Jade Goody

Television has the ability to be creative when you least expect it. Indeed the “Big Brother” programme is compelling viewing for many simply because the unexpected may happen! It manages to so bond its viewers to the behaviour of the houseguests that the daily papers have little to write about but much to photograph. The headlines make for good sales and the followers get involved with the action in an artificial bubble of relationships which are larger than life. It allows for intimacy without the pain that normally goes with it. It permits opinions to be formed on the shallowest of evidence, accusing or excusing their antics and occasionally pouncing on some racist remarks such as those which caused Jade Goody to travel to India to apologise.

It was whilst she was there, on live TV, that she was told she had cervical cancer. The impact exceeded all the previous events in her life. The troubled childhood, the low achieving in “Big Brother” the two sons fathered by a TV presenter and her last boy-friend who was released from prison to marry her, all paled in the face of terminal cancer.
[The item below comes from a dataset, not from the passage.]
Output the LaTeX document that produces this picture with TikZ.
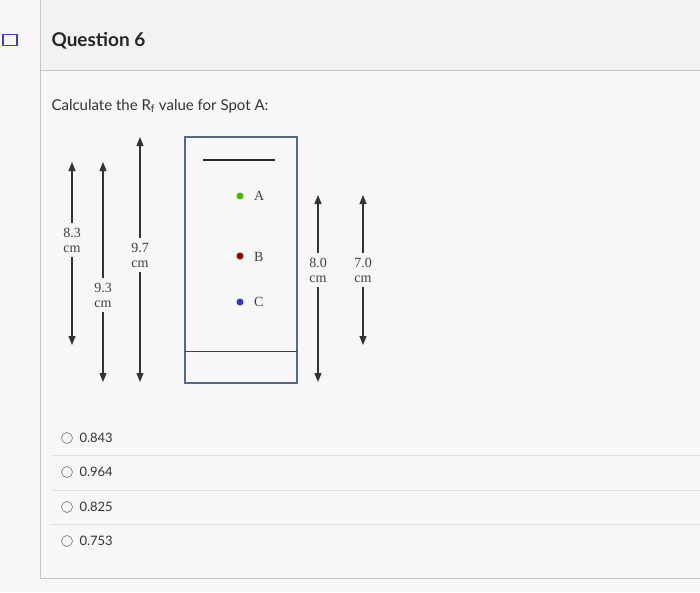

This was reality, not hyped “reality TV”. It focussed her mind and gave her the courage to play out the remaining weeks of her life in full public view. She milked the media for her children’s sake obtaining £800,000 for their future welfare. She went about putting her life in order by getting baptised along with her children and she got married a month before her death last week.
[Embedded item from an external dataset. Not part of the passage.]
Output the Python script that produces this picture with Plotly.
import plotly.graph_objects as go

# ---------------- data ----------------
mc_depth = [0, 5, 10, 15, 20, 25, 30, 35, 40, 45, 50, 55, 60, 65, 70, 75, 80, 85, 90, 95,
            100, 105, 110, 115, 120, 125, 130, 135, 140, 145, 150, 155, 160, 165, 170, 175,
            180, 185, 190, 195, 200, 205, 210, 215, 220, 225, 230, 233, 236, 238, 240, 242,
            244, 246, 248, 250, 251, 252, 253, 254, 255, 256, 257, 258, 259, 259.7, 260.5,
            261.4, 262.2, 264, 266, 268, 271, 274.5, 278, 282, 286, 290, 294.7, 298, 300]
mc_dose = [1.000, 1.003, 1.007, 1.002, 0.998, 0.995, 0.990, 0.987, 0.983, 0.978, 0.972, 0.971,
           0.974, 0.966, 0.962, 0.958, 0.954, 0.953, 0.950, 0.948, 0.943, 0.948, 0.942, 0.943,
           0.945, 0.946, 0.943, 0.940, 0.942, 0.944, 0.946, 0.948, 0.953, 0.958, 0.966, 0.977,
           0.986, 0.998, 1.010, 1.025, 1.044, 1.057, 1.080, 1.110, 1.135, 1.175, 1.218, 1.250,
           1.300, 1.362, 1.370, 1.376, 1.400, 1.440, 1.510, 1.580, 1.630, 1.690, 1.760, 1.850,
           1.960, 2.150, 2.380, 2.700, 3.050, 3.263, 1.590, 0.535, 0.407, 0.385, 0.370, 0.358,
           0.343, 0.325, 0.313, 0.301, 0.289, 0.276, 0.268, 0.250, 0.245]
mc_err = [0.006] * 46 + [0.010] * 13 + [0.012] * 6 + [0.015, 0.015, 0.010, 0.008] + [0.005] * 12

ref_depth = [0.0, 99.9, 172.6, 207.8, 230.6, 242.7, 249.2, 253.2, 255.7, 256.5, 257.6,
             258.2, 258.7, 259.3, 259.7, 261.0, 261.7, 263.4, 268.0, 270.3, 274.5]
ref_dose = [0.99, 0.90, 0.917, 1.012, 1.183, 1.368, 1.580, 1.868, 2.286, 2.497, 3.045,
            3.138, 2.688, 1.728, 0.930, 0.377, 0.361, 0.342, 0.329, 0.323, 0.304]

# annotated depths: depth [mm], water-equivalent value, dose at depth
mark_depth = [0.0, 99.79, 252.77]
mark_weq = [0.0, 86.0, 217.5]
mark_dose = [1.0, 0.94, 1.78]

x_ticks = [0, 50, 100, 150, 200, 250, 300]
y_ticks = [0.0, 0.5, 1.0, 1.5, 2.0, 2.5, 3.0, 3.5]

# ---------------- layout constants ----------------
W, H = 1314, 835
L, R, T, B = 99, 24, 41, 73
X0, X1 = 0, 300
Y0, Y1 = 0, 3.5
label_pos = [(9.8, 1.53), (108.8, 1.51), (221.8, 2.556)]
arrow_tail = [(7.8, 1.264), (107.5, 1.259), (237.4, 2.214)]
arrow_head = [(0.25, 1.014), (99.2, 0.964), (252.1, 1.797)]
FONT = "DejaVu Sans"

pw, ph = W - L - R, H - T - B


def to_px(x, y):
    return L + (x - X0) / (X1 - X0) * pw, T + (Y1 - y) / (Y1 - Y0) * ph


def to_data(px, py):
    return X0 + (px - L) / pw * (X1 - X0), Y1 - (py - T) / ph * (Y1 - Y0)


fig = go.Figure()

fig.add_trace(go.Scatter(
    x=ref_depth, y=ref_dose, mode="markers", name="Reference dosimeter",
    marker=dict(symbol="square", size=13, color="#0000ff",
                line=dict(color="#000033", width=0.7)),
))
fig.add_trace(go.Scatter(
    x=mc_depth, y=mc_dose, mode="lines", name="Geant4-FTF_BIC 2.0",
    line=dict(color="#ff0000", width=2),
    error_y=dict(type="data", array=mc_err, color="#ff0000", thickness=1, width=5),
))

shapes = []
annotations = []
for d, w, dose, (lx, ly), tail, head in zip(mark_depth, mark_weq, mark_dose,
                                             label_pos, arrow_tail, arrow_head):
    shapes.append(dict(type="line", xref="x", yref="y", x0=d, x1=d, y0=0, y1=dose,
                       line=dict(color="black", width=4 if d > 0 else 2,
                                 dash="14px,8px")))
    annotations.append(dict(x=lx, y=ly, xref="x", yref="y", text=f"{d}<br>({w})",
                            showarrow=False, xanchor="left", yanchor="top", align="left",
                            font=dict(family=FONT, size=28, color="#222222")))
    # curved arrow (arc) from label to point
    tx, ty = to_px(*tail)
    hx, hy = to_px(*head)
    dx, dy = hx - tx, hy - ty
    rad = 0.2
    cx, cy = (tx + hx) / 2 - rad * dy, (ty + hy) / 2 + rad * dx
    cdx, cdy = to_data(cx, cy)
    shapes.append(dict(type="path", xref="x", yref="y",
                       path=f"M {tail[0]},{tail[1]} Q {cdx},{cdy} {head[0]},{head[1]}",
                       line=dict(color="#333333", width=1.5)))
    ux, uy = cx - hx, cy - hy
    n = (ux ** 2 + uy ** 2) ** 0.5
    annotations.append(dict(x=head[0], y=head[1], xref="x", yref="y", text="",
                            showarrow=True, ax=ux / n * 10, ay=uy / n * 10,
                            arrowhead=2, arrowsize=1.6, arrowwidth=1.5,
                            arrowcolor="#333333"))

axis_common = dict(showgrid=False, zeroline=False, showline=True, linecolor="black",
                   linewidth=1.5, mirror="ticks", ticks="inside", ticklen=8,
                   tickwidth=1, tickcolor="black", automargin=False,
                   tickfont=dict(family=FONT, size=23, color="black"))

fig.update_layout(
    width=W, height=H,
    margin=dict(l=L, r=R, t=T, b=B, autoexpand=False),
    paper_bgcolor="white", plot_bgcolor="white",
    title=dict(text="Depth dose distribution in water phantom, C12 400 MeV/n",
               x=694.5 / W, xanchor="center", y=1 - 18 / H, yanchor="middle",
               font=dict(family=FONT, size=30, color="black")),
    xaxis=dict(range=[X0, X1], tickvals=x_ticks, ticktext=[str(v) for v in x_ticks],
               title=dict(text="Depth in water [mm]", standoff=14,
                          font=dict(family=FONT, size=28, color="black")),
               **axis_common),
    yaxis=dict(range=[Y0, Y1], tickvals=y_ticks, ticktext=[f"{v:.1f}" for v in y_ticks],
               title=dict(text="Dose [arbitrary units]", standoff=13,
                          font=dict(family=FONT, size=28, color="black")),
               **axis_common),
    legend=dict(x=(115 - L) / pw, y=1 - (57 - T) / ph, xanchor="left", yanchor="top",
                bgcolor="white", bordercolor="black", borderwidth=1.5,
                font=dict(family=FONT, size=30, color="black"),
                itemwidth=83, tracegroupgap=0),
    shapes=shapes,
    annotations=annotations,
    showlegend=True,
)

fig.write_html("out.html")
Her death was the occasion for an outburst of grief, reminiscent of that which followed the death of Princess Diane. In a similar way she had become part of the lives of many people who identified so closely with her that they almost knew her. Her highlighting of cervical cancer has produced what is known as the “Goody factor” as young women flock to get themselves tested.

What insights can we draw from all this? The main thing must surely be the desire for relationships. From the virtual variety of the “Big Brother” followers to the intensity of the real that surfaced after the cancer was diagnosed.
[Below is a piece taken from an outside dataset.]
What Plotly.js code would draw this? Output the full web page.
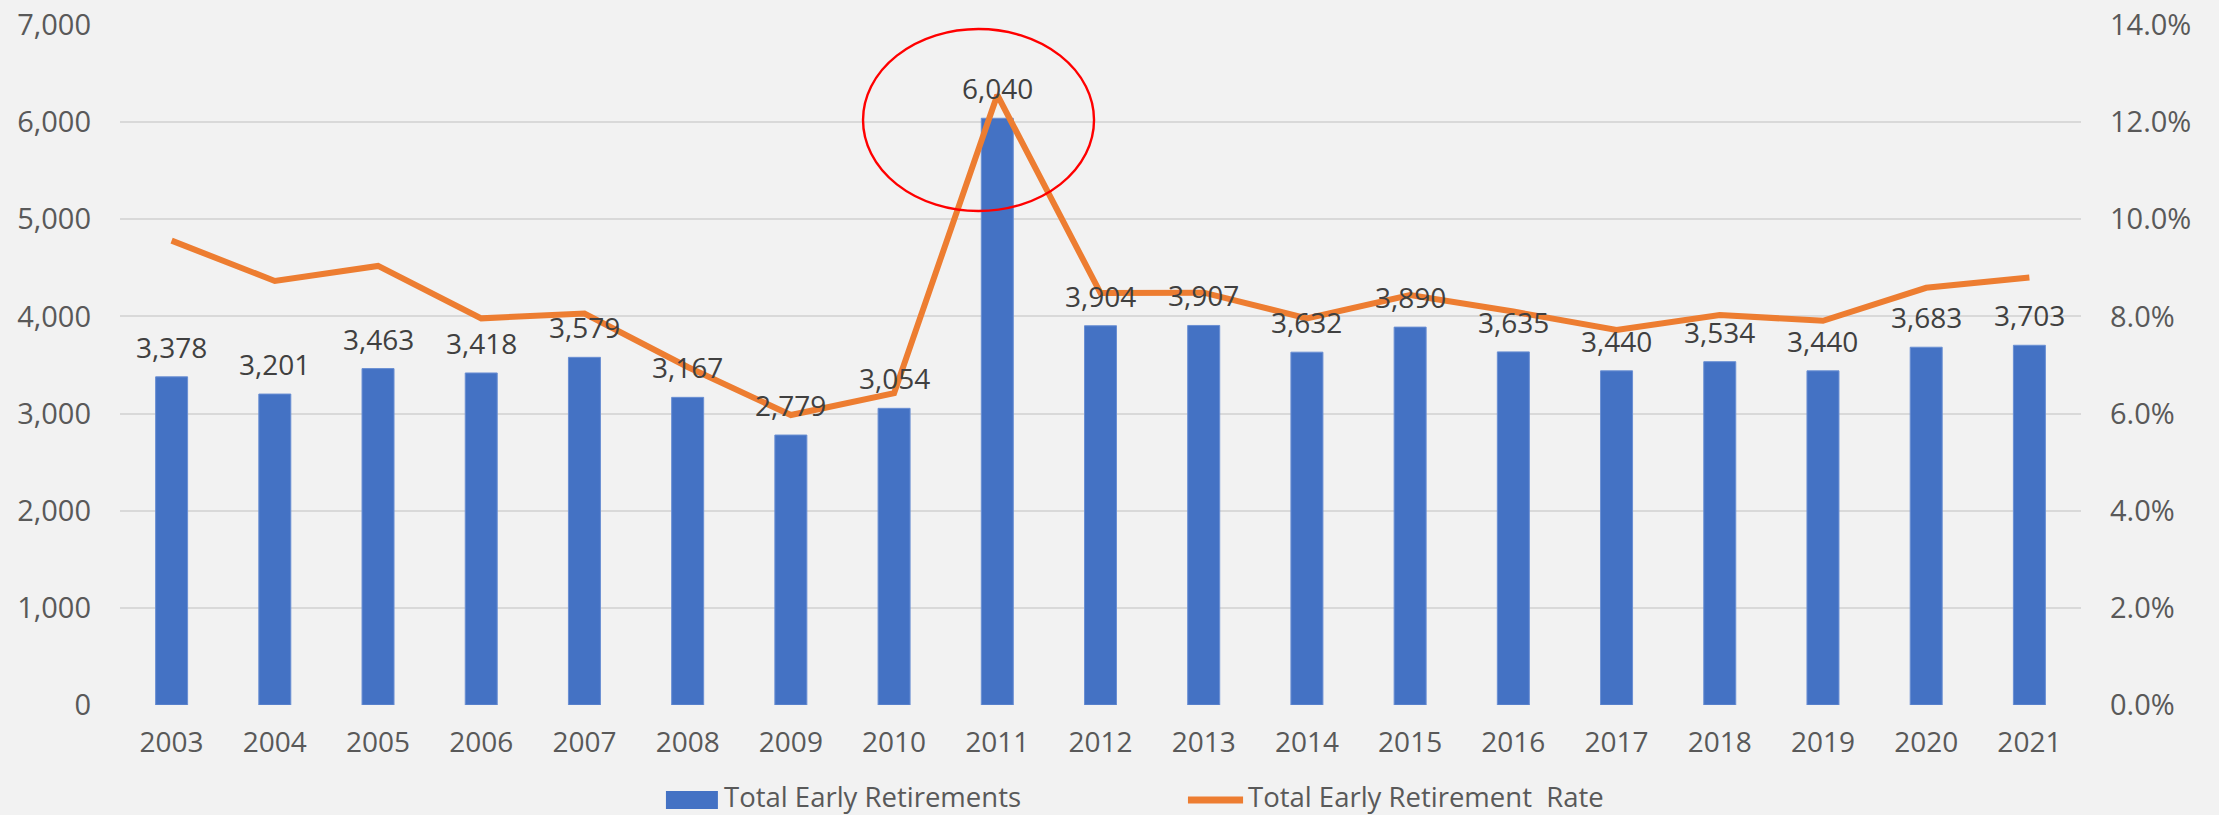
<!DOCTYPE html>
<html>
<head>
<meta charset="utf-8">
<script src="https://cdn.plot.ly/plotly-3.0.1.min.js"></script>
<style>
  html, body { margin: 0; padding: 0; background: #F2F2F2; }
  #chart { width: 2219px; height: 815px; }
</style>
</head>
<body>
<div id="chart"></div>
<script>
// ---- Data ----
const years = ['2003','2004','2005','2006','2007','2008','2009','2010','2011','2012','2013','2014','2015','2016','2017','2018','2019','2020','2021'];
const earlyRetirements = [3378, 3201, 3463, 3418, 3579, 3167, 2779, 3054, 6040, 3904, 3907, 3632, 3890, 3635, 3440, 3534, 3440, 3683, 3703];
const earlyRetirementRate = [0.0956, 0.0873, 0.0904, 0.0796, 0.0806, 0.0696, 0.0597, 0.0642, 0.1256, 0.0848, 0.0849, 0.0796, 0.0844, 0.0810, 0.0772, 0.0803, 0.0791, 0.0859, 0.0880];
const seriesNames = ['Total Early Retirements', 'Total Early Retirement  Rate'];

// ---- Styles ----
const BLUE = '#4472C4';
const ORANGE = '#ED7D31';
const FONT = '"Open Sans", "Noto Sans", sans-serif';
const TICKCOLOR = '#595959';
const LABELCOLOR = '#404040';

const barTrace = {
  type: 'bar',
  name: seriesNames[0],
  x: years,
  y: earlyRetirements,
  marker: { color: BLUE, line: { color: '#6A8FD3', width: 1 } },
  yaxis: 'y',
  showlegend: false,
  hoverinfo: 'x+y'
};

const lineTrace = {
  type: 'scatter',
  mode: 'lines',
  name: seriesNames[1],
  x: years,
  y: earlyRetirementRate,
  line: { color: ORANGE, width: 6 },
  yaxis: 'y2',
  showlegend: false
};

// data labels from the bar values (category axis -> category index)
const dataLabels = years.map((yr, i) => ({
  x: i,
  y: earlyRetirements[i],
  xref: 'x',
  yref: 'y',
  text: earlyRetirements[i].toLocaleString('en-US'),
  showarrow: false,
  yanchor: 'bottom',
  yshift: 9,
  font: { family: FONT, size: 28, color: LABELCOLOR }
}));

// custom legend (matching the reference's glyph shapes)
const legendTexts = [
  { x: 0.3075, text: seriesNames[0] },
  { x: 0.5747, text: seriesNames[1].replace('  ', ' &nbsp;') }
].map(o => ({
  x: o.x, y: -0.135, xref: 'paper', yref: 'paper',
  xanchor: 'left', yanchor: 'middle', showarrow: false,
  borderpad: 0,
  text: o.text,
  font: { family: FONT, size: 27.5, color: TICKCOLOR }
}));

const shapes = [
  // red highlight ellipse
  { type: 'circle', xref: 'paper', yref: 'paper',
    x0: 0.3789, x1: 0.4967, y0: 0.7265, y1: 0.9941,
    line: { color: '#FF0000', width: 2.4 }, fillcolor: 'rgba(0,0,0,0)' },
  // legend glyphs
  { type: 'rect', xref: 'paper', yref: 'paper',
    x0: 0.2784, x1: 0.3049, y0: -0.1529, y1: -0.1265,
    fillcolor: BLUE, line: { width: 0 } },
  { type: 'line', xref: 'paper', yref: 'paper',
    x0: 0.5446, x1: 0.5727, y0: -0.1397, y1: -0.1397,
    line: { color: ORANGE, width: 7 } }
];

const layout = {
  width: 2219,
  height: 815,
  paper_bgcolor: '#F2F2F2',
  plot_bgcolor: '#F2F2F2',
  margin: { l: 120, r: 138, t: 25, b: 110, pad: 0 },
  font: { family: FONT, size: 28, color: TICKCOLOR },
  bargap: 0.69,
  showlegend: false,
  xaxis: {
    type: 'category',
    range: [-0.5, years.length - 0.5],
    showgrid: false,
    showline: false,
    zeroline: false,
    ticks: '',
    ticklabelstandoff: 18,
    tickfont: { family: FONT, size: 28, color: TICKCOLOR }
  },
  yaxis: {
    range: [0, 7000],
    dtick: 1000,
    tickformat: ',',
    showgrid: true,
    gridcolor: '#D9D9D9',
    gridwidth: 1.5,
    zeroline: false,
    showline: false,
    ticks: '',
    ticklabelstandoff: 28,
    tickfont: { family: FONT, size: 29, color: TICKCOLOR }
  },
  yaxis2: {
    range: [0, 0.14],
    dtick: 0.02,
    tickformat: '.1%',
    overlaying: 'y',
    side: 'right',
    showgrid: false,
    zeroline: false,
    showline: false,
    ticks: '',
    ticklabelstandoff: 28,
    tickfont: { family: FONT, size: 29, color: TICKCOLOR }
  },
  shapes: shapes,
  annotations: dataLabels.concat(legendTexts)
};

Plotly.newPlot('chart', [barTrace, lineTrace], layout, { displayModeBar: false, responsive: false });
</script>
</body>
</html>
Jesus said there was nothing more important than good relationships, the vertical with God and the horizontal with each other. ‘Love the Lord your God with all your heart and with all your soul and with all your strength and with all your mind’; and, ‘Love your neighbour as yourself.’” Jesus was speaking of real relationships and not the virtual ones. They are beyond us. Baptism cannot achieve them. We need a Saviour. One who has taken our broken relationships and by his death on the cross, “he has reconciled you by Christ’s physical body through death to present you holy in his sight, without blemish and free from accusation.”

Jesus has made a way, we need to follow him.